Toast cashew nuts in a pan / wok until they start to colour. Set aside. Stir fry ginger, garlic, and chilis in oil. Add tofu, cucumbers, cashews, and bean paste. Deglaze with sake, then add a splash of water. Cook for 30s to a minute – the tofu needs to get hot, then thicken with cornstarch. Soya sauce (shoyu, of course!) before serving.

Takes… meh, ten minutes including preparation time.

Millet Salad

Never been a huge fan of couscous, far too dry unless you slather it in olive oil… which isn’t great either. Millet (Hirse in german) is somehow better.

Cook a small amount of millet in twice as much water (by volume) for five minutes, and then let it sit with top on the pan for another five minutes. Meanwhile cook thinly sliced button mushrooms in a pan. when the are soft take them of the heat, cut them through, and stir into millet.

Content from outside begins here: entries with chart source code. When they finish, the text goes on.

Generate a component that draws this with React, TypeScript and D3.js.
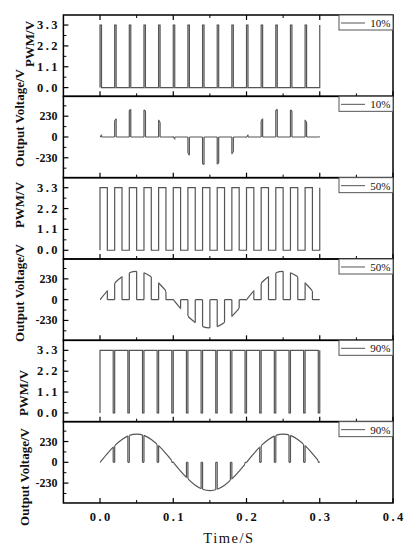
import * as d3 from 'd3';

// PWM carrier: one pulse every 20 ms, data ends at 0.3 s
const PULSE_STARTS = [0, 0.02, 0.04, 0.06, 0.08, 0.1, 0.12, 0.14, 0.16, 0.18, 0.2, 0.22, 0.24, 0.26, 0.28, 0.3];
const PERIOD = 0.02;
const T_END = 0.3;
const PWM_HIGH = 3.3;
const DUTIES = [0.1, 0.5, 0.9];
const DUTY_LABELS = ['10%', '50%', '90%'];

// envelope of the output voltage
const ENV_TIMES = [0, 0.01, 0.02, 0.03, 0.04, 0.05, 0.06, 0.07, 0.08, 0.09, 0.1,
  0.11, 0.12, 0.13, 0.14, 0.15, 0.16, 0.17, 0.18, 0.19, 0.2,
  0.21, 0.22, 0.23, 0.24, 0.25, 0.26, 0.27, 0.28, 0.29, 0.3];
const ENV_VALUES = [0, 97, 184, 253, 298, 313, 298, 253, 184, 97, 0,
  -97, -184, -253, -298, -313, -298, -253, -184, -97, 0,
  97, 184, 253, 298, 313, 298, 253, 184, 97, 0];

const X_TICKS = [0, 0.1, 0.2, 0.3, 0.4];
const X_TICK_LABELS = ['0.0', '0.1', '0.2', '0.3', '0.4'];
const X_MINOR = [0.05, 0.15, 0.25, 0.35];
const PWM_TICKS = [0, 1.1, 2.2, 3.3];
const PWM_TICK_LABELS = ['0.0', '1.1', '2.2', '3.3'];
const PWM_MINOR = [0.55, 1.65, 2.75];
const V_TICKS = [-230, 0, 230];
const V_TICK_LABELS = ['-230', '0', '230'];
const V_MINOR = [-345, -115, 115, 345];

const W = 413;
const H = 550;
const LEFT = 63.4;
const RIGHT = 393;
const TOP = 15;
const PANEL_H = 81.33;
const LINE = '#555';
const LW = 1.2;
const SPACED = 2.4; // the source font sets "3. 3" with a wide dot

// y-label positions per panel (Origin placed them a bit unevenly)
const LABEL_POS = [
  { x: 29, cy: 44 }, { x: 19, cy: 118 },
  { x: 19, cy: 205 }, { x: 19, cy: 293 },
  { x: 23, cy: 393 }, { x: 24, cy: 477 },
];

const x = d3.scaleLinear().domain([-0.05, 0.4]).range([LEFT, RIGHT]);

type Pt = [number, number];

const decFont = 'bold 12.5px "Liberation Serif", serif';
const vFont = 'bold 12px "Liberation Serif", serif';

function Frame({ top, bottom, yScale, ticks, labels, minor, spaced, first }: any) {
  return (
    <g>
      <rect x={LEFT} y={top} width={RIGHT - LEFT} height={bottom - top} fill="none" stroke="#000" strokeWidth={1.5} />
      {ticks.map((t: number, i: number) => (
        <g key={'y' + t}>
          <line x1={LEFT} x2={LEFT + 5} y1={yScale(t)} y2={yScale(t)} stroke="#000" strokeWidth={1.2} />
          <text x={spaced ? 57.5 + SPACED : 57.5} y={yScale(t)} dominantBaseline="central" textAnchor="end"
            style={{ font: spaced ? decFont : vFont, fill: '#111', letterSpacing: spaced ? SPACED : 0 }}>{labels[i]}</text>
        </g>
      ))}
      {minor.map((t: number) => (
        <line key={'ym' + t} x1={LEFT} x2={LEFT + 3} y1={yScale(t)} y2={yScale(t)} stroke="#000" strokeWidth={1} />
      ))}
      {X_TICKS.map(t => (
        <line key={'xb' + t} x1={x(t)} x2={x(t)} y1={bottom} y2={bottom - 5} stroke="#000" strokeWidth={1.2} />
      ))}
      {X_MINOR.map(t => (
        <line key={'xbm' + t} x1={x(t)} x2={x(t)} y1={bottom} y2={bottom - 3} stroke="#000" strokeWidth={1} />
      ))}
      {first && X_TICKS.map(t => (
        <line key={'xt' + t} x1={x(t)} x2={x(t)} y1={top} y2={top + 5} stroke="#000" strokeWidth={1.2} />
      ))}
      {first && X_MINOR.map(t => (
        <line key={'xtm' + t} x1={x(t)} x2={x(t)} y1={top} y2={top + 3} stroke="#000" strokeWidth={1} />
      ))}
    </g>
  );
}

function Legend({ top, label }: { top: number; label: string }) {
  const x0 = 339;
  return (
    <g>
      <rect x={x0} y={top} width={RIGHT - x0} height={15} fill="#fff" stroke={LINE} strokeWidth={1} />
      <line x1={x0 + 2} x2={x0 + 26} y1={top + 8} y2={top + 8} stroke={LINE} strokeWidth={1} />
      <text x={RIGHT - 2.5} y={top + 12} textAnchor="end"
        style={{ font: '11px "Liberation Serif", serif', fill: '#111' }}>{label}</text>
    </g>
  );
}

export default function App() {
  const envPts: Pt[] = ENV_TIMES.map((t, i) => [t, ENV_VALUES[i]]);

  const panels = DUTIES.flatMap((duty, k) => {
    const pwmTop = TOP + PANEL_H * (2 * k);
    const outTop = TOP + PANEL_H * (2 * k + 1);
    const pwmBottom = pwmTop + PANEL_H;
    const outBottom = outTop + PANEL_H;

    const yP = d3.scaleLinear().domain([-0.46, 3.83]).range([pwmBottom, pwmTop]);
    const yV = d3.scaleLinear().domain([-450, 450]).range([outBottom, outTop]);

    const pulses = PULSE_STARTS.map(s => [s, Math.min(s + duty * PERIOD, T_END)] as Pt);
    const gaps = pulses
      .filter(([, e]) => e < T_END)
      .map(([s, e]) => [e, Math.min(s + PERIOD, T_END)] as Pt);

    const pwmPts: Pt[] = pulses.flatMap(([s, e]) => [[s, 0], [s, PWM_HIGH], [e, PWM_HIGH], [e, 0]] as Pt[]);
    const pwmLine = d3.line<Pt>().x(d => x(d[0])).y(d => yP(d[1]));

    const envLine = d3.line<Pt>().x(d => x(d[0])).y(d => yV(d[1])).curve(d3.curveNatural);
    const envArea = d3.area<Pt>().x(d => x(d[0])).y0(yV(0)).y1(d => yV(d[1])).curve(d3.curveNatural);
    const edges = pulses.flatMap(([s, e]) => [s, e]);

    const id = 'p' + k;
    return [
      <g key={'pwm' + k}>
        <path d={pwmLine(pwmPts) || ''} fill="none" stroke={LINE} strokeWidth={LW} />
        <Frame top={pwmTop} bottom={pwmBottom} yScale={yP} ticks={PWM_TICKS} labels={PWM_TICK_LABELS}
          minor={PWM_MINOR} spaced first={k === 0} />
        <Legend top={pwmTop} label={DUTY_LABELS[k]} />
      </g>,
      <g key={'out' + k}>
        <defs>
          <clipPath id={id + 'on'}>
            {pulses.map(([s, e], i) => (
              <rect key={i} x={x(s)} y={outTop} width={Math.max(x(e) - x(s), 0.01)} height={PANEL_H} />
            ))}
          </clipPath>
          <clipPath id={id + 'off'}>
            {gaps.map(([s, e], i) => (
              <rect key={i} x={x(s)} y={outTop} width={x(e) - x(s)} height={PANEL_H} />
            ))}
          </clipPath>
          <clipPath id={id + 'area'}>
            <path d={envArea(envPts) || ''} />
          </clipPath>
        </defs>
        <path d={envLine(envPts) || ''} fill="none" stroke={LINE} strokeWidth={LW} clipPath={`url(#${id}on)`} />
        <line x1={x(0)} x2={x(T_END)} y1={yV(0)} y2={yV(0)} stroke={LINE} strokeWidth={LW} clipPath={`url(#${id}off)`} />
        <g clipPath={`url(#${id}area)`}>
          {edges.map((t, i) => (
            <line key={i} x1={x(t)} x2={x(t)} y1={yV(-450)} y2={yV(450)} stroke={LINE} strokeWidth={LW} />
          ))}
        </g>
        <Frame top={outTop} bottom={outBottom} yScale={yV} ticks={V_TICKS} labels={V_TICK_LABELS}
          minor={V_MINOR} spaced={false} first={false} />
        <Legend top={outTop} label={DUTY_LABELS[k]} />
      </g>,
    ];
  });

  const lastBottom = TOP + PANEL_H * 6;

  return (
    <svg width={W} height={H} style={{ position: 'absolute', left: 0, top: 0, background: '#fff' }}>
      {panels}
      {LABEL_POS.map((p, i) => (
        <text key={i} transform={`translate(${p.x},${p.cy}) rotate(-90)`} textAnchor="middle"
          dominantBaseline="central" style={{ font: 'bold 13px "Liberation Serif", serif', fill: '#111' }}>
          {i % 2 === 0 ? 'PWM/V' : 'Output Voltage/V'}
        </text>
      ))}
      {X_TICKS.map((t, i) => (
        <text key={t} x={x(t) + SPACED / 2} y={lastBottom + 14} textAnchor="middle" dominantBaseline="central"
          style={{ font: decFont, fill: '#111', letterSpacing: SPACED }}>{X_TICK_LABELS[i]}</text>
      ))}
      <text x={(LEFT + RIGHT) / 2 + 0.75} y={lastBottom + 35} textAnchor="middle" dominantBaseline="central"
        style={{ font: '14.5px "Liberation Serif", serif', fill: '#111', letterSpacing: 1.5 }}>Time/S</text>
    </svg>
  );
}
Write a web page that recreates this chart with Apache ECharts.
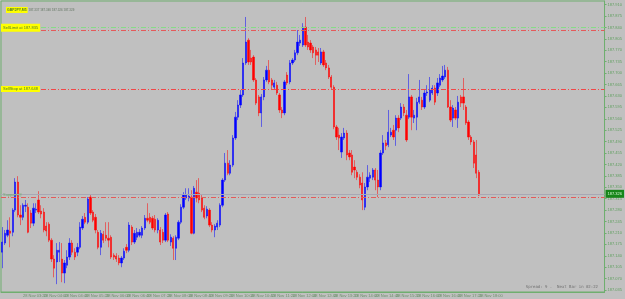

Leave the top off the pan now, so it can cool.

In a large bowl, mix:

  • chopped tomatoes
  • black olives
  • capers
  • minced garlic
  • cooked green beans, cut into small (several millimetre length)

Let it all sit for a while, and prepare the following:

  • cucumber, chopped small
  • lettuce, shredded
  • bunch of fresh cilantro (parsley would be fine, some sort of tabbouleh!)

When the millet has cooled down, but is still warm… add it to the large bowl, along with the other ingredients, and dress it all with rape seed oil and lemon juice.